Written Sound Effect

Everything About Fiction You Never Wanted to Know.

We've all experienced it: We're reading a book, or a comic, or a website, when all of a sudden:

*POW!*

You get hit by an Onomatopoeia.

Sound effects written out as onomatopoeia can be used in many media, but they play a special role in Sequential Art. Comics are highly visual media that show a scene in pictures instead of describing it in words. Without written sound effects, those scenes would live in a peculiarly silent space in the reader's head, where the only imagined sounds would be the dialogue, if any.
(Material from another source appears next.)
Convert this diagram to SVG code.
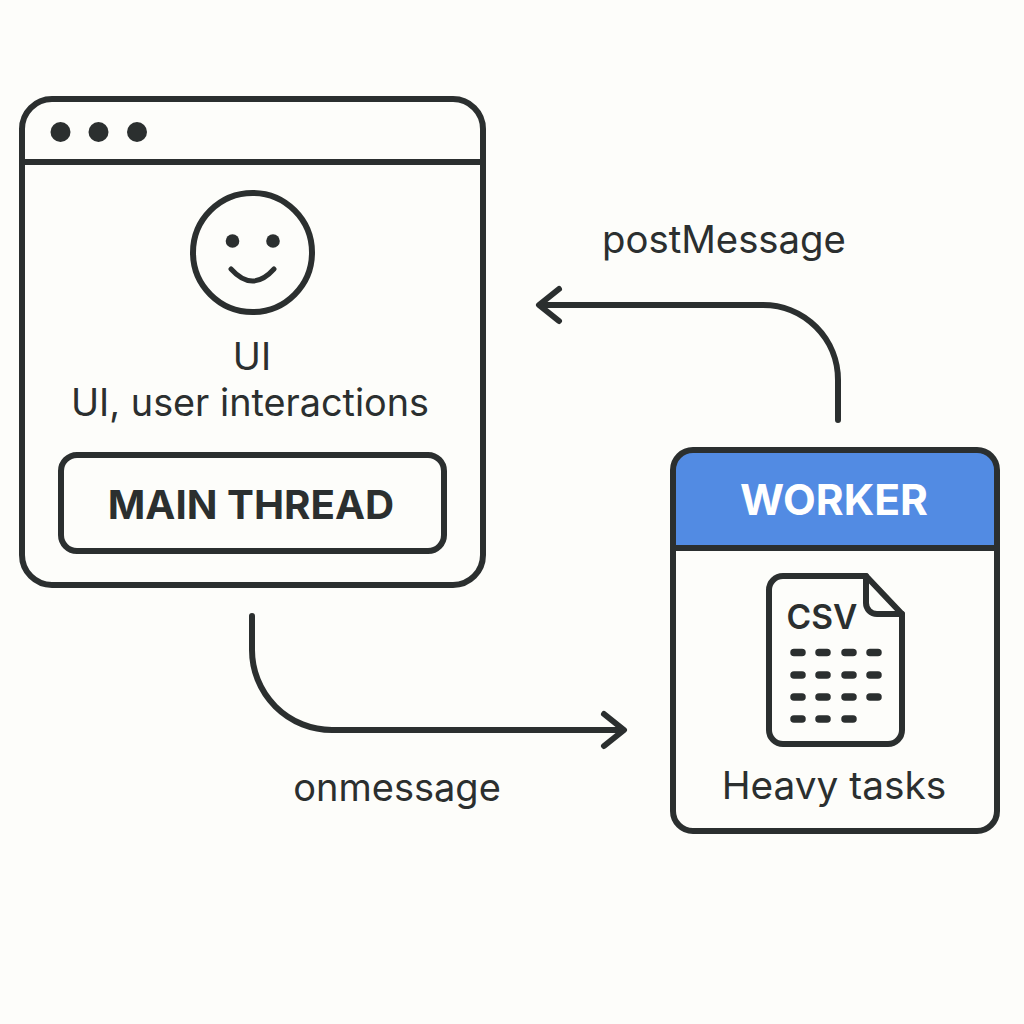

Some very creative things can be done with fonts, sizes, colors, shadows or glow, placement, spatial orientations, and curvatures to make a Written Sound Effect more evocative and fit it with the art.

The Written Roar is one specific kind of Written Sound Effect. Contrast the Unsound Effect, which is a written effect that is not onomatopoeia. A particularly common form of Editorial Synaesthesia. Can be used for Sound Effect Bleep with Speech Bubbles Interruption.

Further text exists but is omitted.